Question

Use a graphing utility to graph the polar equation over the given interval. Use the integration capabilities of the graphing utility to approximate the length of the curve accurate to two decimal places.$$r=\sec \theta, \quad 0 \leq \theta \leq \frac{\pi}{3}$$

Answer

**step1 Identify the Mathematical Concepts Required**

This problem involves concepts of polar coordinates, graphing polar equations, and calculating the length of a curve using integration. These topics are typically studied in advanced high school mathematics or university-level calculus, which are beyond the scope of junior high school mathematics. Therefore, a step-by-step solution using only junior high level methods for curve length calculation cannot be provided.

**step2 Understand the Polar Equation in Cartesian Coordinates**

While the direct graphing of polar equations and calculation of arc length using integration are advanced, we can understand the nature of the equation $$r = \sec \theta$$ by converting it to a more familiar coordinate system, the Cartesian (x, y) system. We know that $$r \cos \theta = x$$ and $$\sec \theta = \frac{1}{\cos \theta}$$. Substituting the second identity into the given polar equation, we get:

$$r = \frac{1}{\cos \theta}$$

Multiplying both sides by $$\cos \theta$$ gives:

$$r \cos \theta = 1$$

Since $$r \cos \theta$$ is equal to $$x$$ in Cartesian coordinates, the equation becomes:

$$x = 1$$

This means the graph of the polar equation $$r = \sec \theta$$ is a vertical line at $$x=1$$.

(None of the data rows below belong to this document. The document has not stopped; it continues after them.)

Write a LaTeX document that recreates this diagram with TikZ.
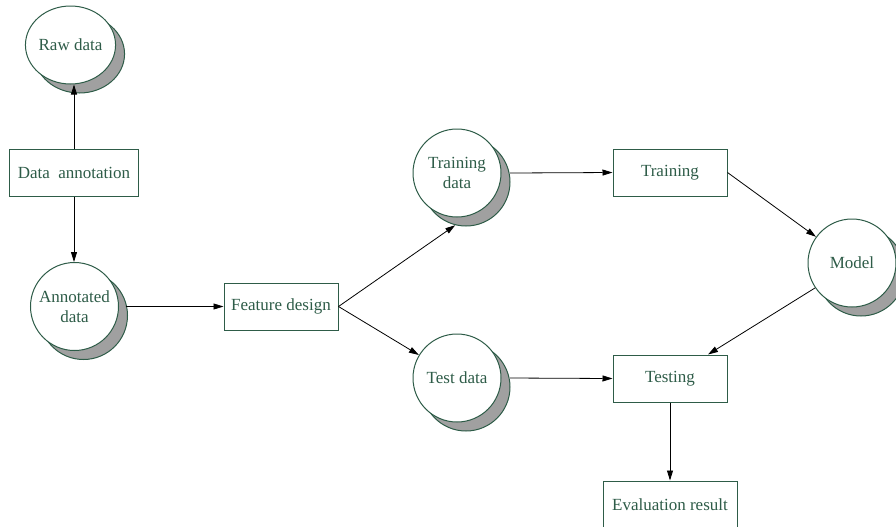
\documentclass[tikz,border=0pt]{standalone}
\usepackage{fontspec}
\setmainfont{Liberation Serif}
\usetikzlibrary{arrows.meta,shadows,shapes.geometric}
\definecolor{dg}{RGB}{46,92,72}
\definecolor{sg}{RGB}{160,160,160}
\begin{document}
\begin{tikzpicture}[x=0.75pt,y=-0.75pt,
  every node/.style={font=\fontsize{12.75}{15}\selectfont, text=dg},
  box/.style={draw=dg, line width=0.75pt, fill=white, minimum height=35.25pt, minimum width=85.5pt, inner sep=0pt},
  blob/.style={circle, draw=dg, line width=0.75pt, fill=white, minimum size=66pt, inner sep=0pt, align=center,
     general shadow={shadow xshift=6.75pt, shadow yshift=-6.75pt, fill=sg, draw=dg, line width=0.75pt}},
  arr/.style={-{Triangle[length=7.5pt,width=4.5pt]}, black, line width=0.6pt}
]
\useasboundingbox (0,0) rectangle (896,526);
\clip (0,0) rectangle (896,526);

% circles
\node[blob, ellipse, minimum width=54pt, minimum height=58.5pt] (raw) at (70.5,45) {Raw data};
\node[blob] (annot) at (74.5,306.5) {Annotated\\data};
\node[blob] (trdata) at (457,173) {Training\\data};
\node[blob] (tsdata) at (457,378) {Test data};
\node[blob] (model) at (852,263) {Model};

% boxes
\node[box, minimum width=96.75pt] (datann) at (74,172.5) {Data\ \ annotation};
\node[box] (feat) at (281,306.5) {Feature design};
\node[box] (train) at (670,172.5) {Training};
\node[box] (test) at (670,378.5) {Testing};
\node[box, minimum width=100.5pt] (eval) at (670,504.5) {Evaluation result};

% connectors
\draw[arr] (datann.north) -- (datann.north |- raw.south);
\draw[arr] (datann.south) -- (datann.south |- annot.north);
\draw[arr] ([xshift=5pt]annot.east) -- (feat.west);
\draw[arr] (feat.east) -- ([shift={(6.75pt,-6.75pt)}]trdata.256);
\draw[arr] (feat.east) -- (tsdata);
\draw[arr] ([xshift=6.5pt]trdata.east) -- (train.west);
\draw[arr] ([xshift=6.5pt]tsdata.east) -- (test.west);
\draw[arr] (train.east) -- (model);
\draw[arr] (model.214) -- ([xshift=28.5pt]test.north);
\draw[arr] (test.south) -- (eval.north);
\end{tikzpicture}
\end{document}
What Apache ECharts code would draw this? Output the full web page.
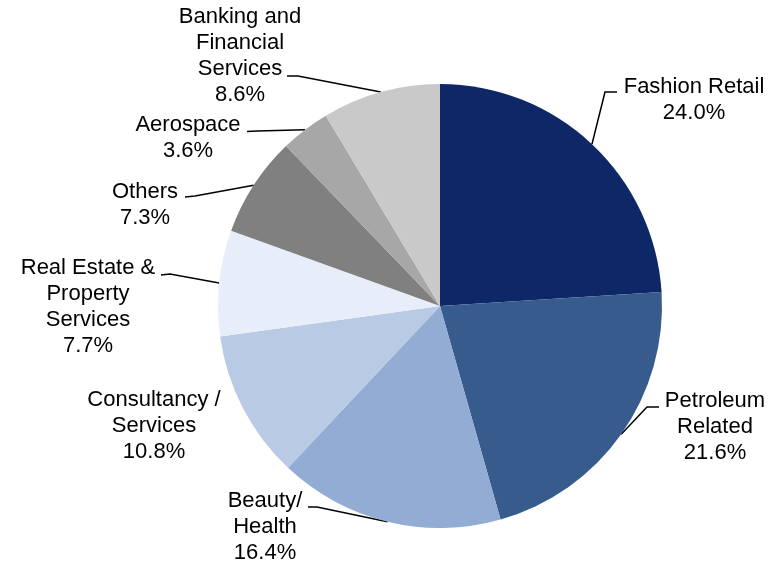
<!DOCTYPE html>
<html>
<head>
<meta charset="utf-8">
<title>Sector breakdown</title>
<script src="https://cdn.jsdelivr.net/npm/echarts@6/dist/echarts.min.js"></script>
<style>
  html, body { margin: 0; padding: 0; background: #ffffff; }
  #chart { width: 778px; height: 562px; }
</style>
</head>
<body>
<div id="chart"></div>
<script>
// Sector names (line breaks as they are set in the labels) and their shares in percent
const sectors = [
  'Fashion Retail',
  'Petroleum\nRelated',
  'Beauty/\nHealth',
  'Consultancy /\nServices',
  'Real Estate &\nProperty\nServices',
  'Others',
  'Aerospace',
  'Banking and\nFinancial\nServices'
];
const shares = [24.0, 21.6, 16.4, 10.8, 7.7, 7.3, 3.6, 8.6];

// Slice fills, in the same order as the sectors
const sliceColors = ['#0d2767', '#385b8d', '#93acd3', '#b9cae4', '#e7eefa', '#808080', '#a7a7a7', '#c9c9c9'];

// Where each label block is centred, and the bend / end of its leader line
const labelCenters = [[694, 99.5], [715, 426.5], [265, 526.5], [154, 425.5], [88, 306.5], [145, 204.5], [188, 137.5], [240, 56]];
const leaderBends = [[605, 92], [647, 407], [317, 507], null, [170, 274], [195, 196], [257, 131], [298, 76]];
const leaderEnds = [[617, 92], [659, 407], [308, 507], null, [161, 275], [185, 197], [247, 131.5], [287, 76]];

const PIE_CX = 440, PIE_CY = 306, PIE_R = 222;

const chart = echarts.init(document.getElementById('chart'), null, { renderer: 'canvas' });

const total = shares.reduce((a, b) => a + b, 0);
let acc = 0;
const midAngles = shares.map(v => { const m = (acc + v / 2) / total * Math.PI * 2; acc += v; return m; });

const data = sectors.map((name, i) => ({
  name: name,
  value: shares[i],
  itemStyle: { color: sliceColors[i] },
  labelLine: { show: leaderEnds[i] !== null }
}));

chart.setOption({
  animation: false,
  series: [{
    type: 'pie',
    center: [PIE_CX, PIE_CY],
    radius: PIE_R,
    startAngle: 90,
    clockwise: true,
    avoidLabelOverlap: false,
    data: data,
    itemStyle: { borderWidth: 0 },
    emphasis: { disabled: true },
    label: {
      show: true,
      position: 'outside',
      formatter: p => p.name + '\n' + p.value.toFixed(1) + '%',
      fontFamily: 'Liberation Sans, Arial, sans-serif',
      fontSize: 22,
      lineHeight: 26,
      color: '#000000',
      align: 'center'
    },
    labelLine: {
      show: true,
      length: 10,
      length2: 10,
      smooth: false,
      lineStyle: { color: '#000000', width: 1.5 }
    },
    labelLayout: function (params) {
      const i = params.dataIndex;
      const c = labelCenters[i];
      const out = { x: c[0], y: c[1], align: 'center', verticalAlign: 'middle' };
      if (leaderEnds[i]) {
        let start = params.labelLinePoints && params.labelLinePoints[0];
        if (!start) {
          const a = midAngles[i];
          start = [PIE_CX + PIE_R * Math.sin(a), PIE_CY - PIE_R * Math.cos(a)];
        }
        out.labelLinePoints = [[start[0], start[1]], leaderBends[i], leaderEnds[i]];
      }
      return out;
    }
  }]
});
</script>
</body>
</html>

**step3 Determine the Segment of the Line for the Given Interval**

The interval given for $$\theta$$ is $$0 \leq \theta \leq \frac{\pi}{3}$$. To understand which part of the line $$x=1$$ is being graphed, we can find the start and end points in Cartesian coordinates.
For the starting point, when $$\theta = 0$$:
We use the relationships $$x = r \cos \theta$$ and $$y = r \sin \theta$$.
$$r = \sec 0 = 1$$
$$x = 1 \cdot \cos 0 = 1 \cdot 1 = 1$$
$$y = 1 \cdot \sin 0 = 1 \cdot 0 = 0$$
So, the starting point is $$(1, 0)$$.
For the ending point, when $$\theta = \frac{\pi}{3}$$:
$$r = \sec \frac{\pi}{3} = \frac{1}{\cos \frac{\pi}{3}} = \frac{1}{1/2} = 2$$
$$x = 2 \cdot \cos \frac{\pi}{3} = 2 \cdot \frac{1}{2} = 1$$
$$y = 2 \cdot \sin \frac{\pi}{3} = 2 \cdot \frac{\sqrt{3}}{2} = \sqrt{3}$$
So, the ending point is $$(1, \sqrt{3})$$.
The graph is the line segment on $$x=1$$ from $$(1,0)$$ to $$(1, \sqrt{3})$$. Graphing this segment would typically be done using a graphing utility by plotting these two points and connecting them with a straight line.

**step4 State the Length of the Curve as Calculated by Advanced Methods**

The problem asks to use the integration capabilities of a graphing utility to approximate the length of the curve. As explained in Step 1, the concept of integration for calculating arc length is a calculus topic. For a line segment on a vertical line $$x=1$$ from $$(1, y_1)$$ to $$(1, y_2)$$, its length is simply the absolute difference of the y-coordinates, $$|y_2 - y_1|$$.
In this case, the length is $$|\sqrt{3} - 0| = \sqrt{3}$$.
Using a graphing utility's integration capabilities for polar arc length would also yield this result.
To approximate this value accurate to two decimal places, we find the numerical value of $$\sqrt{3}$$.

$$ \text{Length} = \sqrt{3} \approx 1.73205... $$

Rounded to two decimal places, the length is 1.73.